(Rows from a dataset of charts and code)
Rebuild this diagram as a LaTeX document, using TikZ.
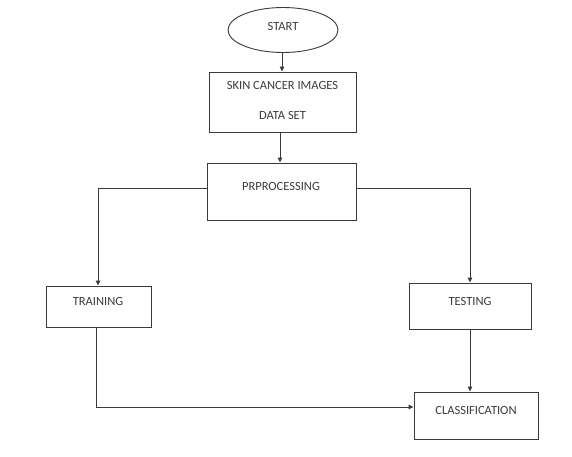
\documentclass[tikz,border=0pt]{standalone}
\usepackage{fontspec}
\setmainfont{Carlito}
\usetikzlibrary{arrows.meta,shapes.geometric}
\definecolor{ln}{HTML}{3A3A3A}
\definecolor{tx}{HTML}{3C3C3C}
\begin{document}
\begin{tikzpicture}[x=1pt,y=-1pt,
  box/.style={draw=ln,line width=0.9pt,rectangle,inner sep=0pt},
  lbl/.style={text=tx,font=\fontsize{12.5}{14}\selectfont,inner sep=0pt},
  conn/.style={draw=ln,line width=0.9pt,-{Triangle[length=5pt,width=4.5pt]}}]
\useasboundingbox[fill=white] (0,0) rectangle (572,456);
% shapes
\node[box,ellipse,minimum width=110pt,minimum height=45pt] (start) at (283,30) {};
\node[box,minimum width=147pt,minimum height=60pt] (data) at (282.5,102) {};
\node[box,minimum width=149pt,minimum height=57pt] (pre) at (281.5,191.5) {};
\node[box,minimum width=105pt,minimum height=41pt] (train) at (98.5,306.5) {};
\node[box,minimum width=122pt,minimum height=46pt] (test) at (470,306) {};
\node[box,minimum width=124pt,minimum height=47pt] (cls) at (476,415.5) {};
% labels
\node[lbl] (tstart) at (283,26) {START};
\node[lbl] (tdata1) at (282.5,85) {SKIN CANCER IMAGES};
\node[lbl] (tdata2) at (282.5,115) {DATA SET};
\node[lbl] (tpre) at (281,186) {PRPROCESSING};
\node[lbl] (ttrain) at (98,301) {TRAINING};
\node[lbl] (ttest) at (470,301) {TESTING};
\node[lbl] (tcls) at (476,410) {CLASSIFICATION};
% coordinates
\coordinate (pl) at (pre.west |- 0,188);
\coordinate (pr) at (pre.east |- 0,188);
\coordinate (lt) at (98,188);
\coordinate (rt) at (470,188);
\coordinate (tb) at (96,327);
\coordinate (bl) at (96,407);
\coordinate (cl) at (cls.west |- 0,407);
% connectors
\draw[conn] (start.south -| 282,0) -- (data.north -| 282,0);
\draw[conn] (data.south -| 280,0) -- (pre.north -| 280,0);
\draw[conn] (pl) -- (lt) -- (train.north -| lt);
\draw[conn] (pr) -- (rt) -- (test.north -| rt);
\draw[conn] (test.south) -- (cls.north -| test.south);
\draw[conn] (tb) -- (bl) -- (cl);
\end{tikzpicture}
\end{document}
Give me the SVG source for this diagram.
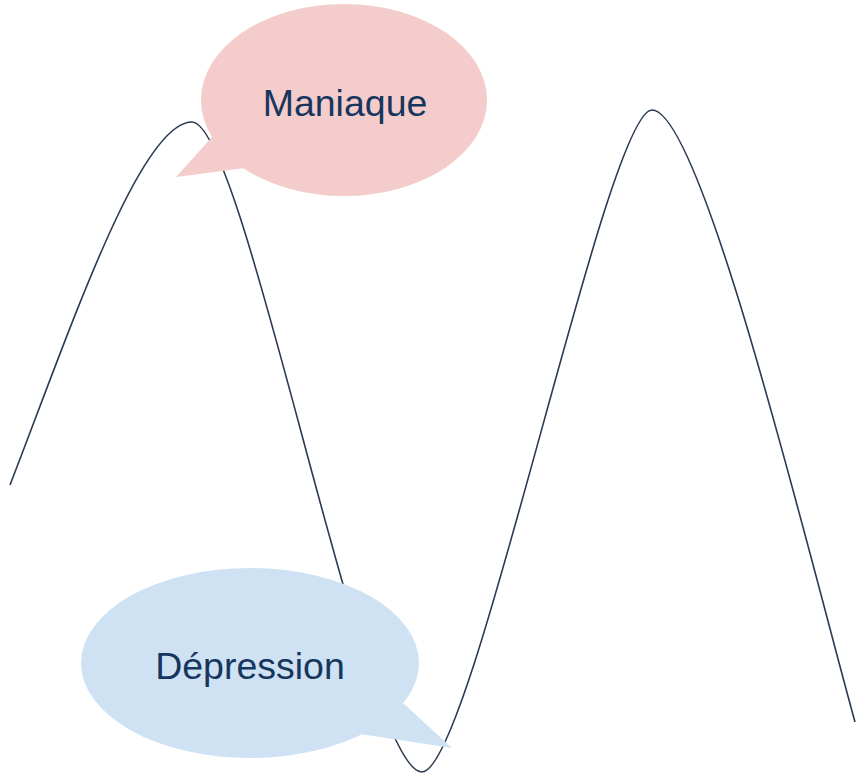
<svg xmlns="http://www.w3.org/2000/svg" width="857" height="774" viewBox="0 0 857 774">
<style>
.wave{fill:none;stroke:#2b3a52;stroke-width:1.6}
.lbl{font-family:"Liberation Sans",Arial,sans-serif;font-size:37.5px;fill:#17365d;text-anchor:middle}
.pink{fill:#f4cccc}
.blue{fill:#cfe2f3}
</style>
<rect width="857" height="774" fill="#ffffff"/>
<g id="connectors">
<path class="wave" d="M10,485 C70,330 140,122 192,122 C245,122 364,772 422,772 C472,772 606,110 652,110 C702,110 810,560 855,722"/>
</g>
<g id="maniaque">
<ellipse class="pink" cx="344" cy="100" rx="143" ry="96"/>
<polygon class="pink" points="213,136 176,177 245,168"/>
<text class="lbl" x="345" y="116">Maniaque</text>
</g>
<g id="depression">
<ellipse class="blue" cx="250" cy="663" rx="169" ry="95"/>
<polygon class="blue" points="403,703 452,748 360,734"/>
<text class="lbl" x="250" y="679">Dépression</text>
</g>
</svg>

Task goal: All lines from the one holding "Give me the SVG source for this diagram." through the last line of the entries, and nothing else, are to be output exactly; leave out the pictures.

Solution to this problem:
Give me the SVG source for this diagram.
<svg xmlns="http://www.w3.org/2000/svg" width="857" height="774" viewBox="0 0 857 774">
<style>
.wave{fill:none;stroke:#2b3a52;stroke-width:1.6}
.lbl{font-family:"Liberation Sans",Arial,sans-serif;font-size:37.5px;fill:#17365d;text-anchor:middle}
.pink{fill:#f4cccc}
.blue{fill:#cfe2f3}
</style>
<rect width="857" height="774" fill="#ffffff"/>
<g id="connectors">
<path class="wave" d="M10,485 C70,330 140,122 192,122 C245,122 364,772 422,772 C472,772 606,110 652,110 C702,110 810,560 855,722"/>
</g>
<g id="maniaque">
<ellipse class="pink" cx="344" cy="100" rx="143" ry="96"/>
<polygon class="pink" points="213,136 176,177 245,168"/>
<text class="lbl" x="345" y="116">Maniaque</text>
</g>
<g id="depression">
<ellipse class="blue" cx="250" cy="663" rx="169" ry="95"/>
<polygon class="blue" points="403,703 452,748 360,734"/>
<text class="lbl" x="250" y="679">Dépression</text>
</g>
</svg>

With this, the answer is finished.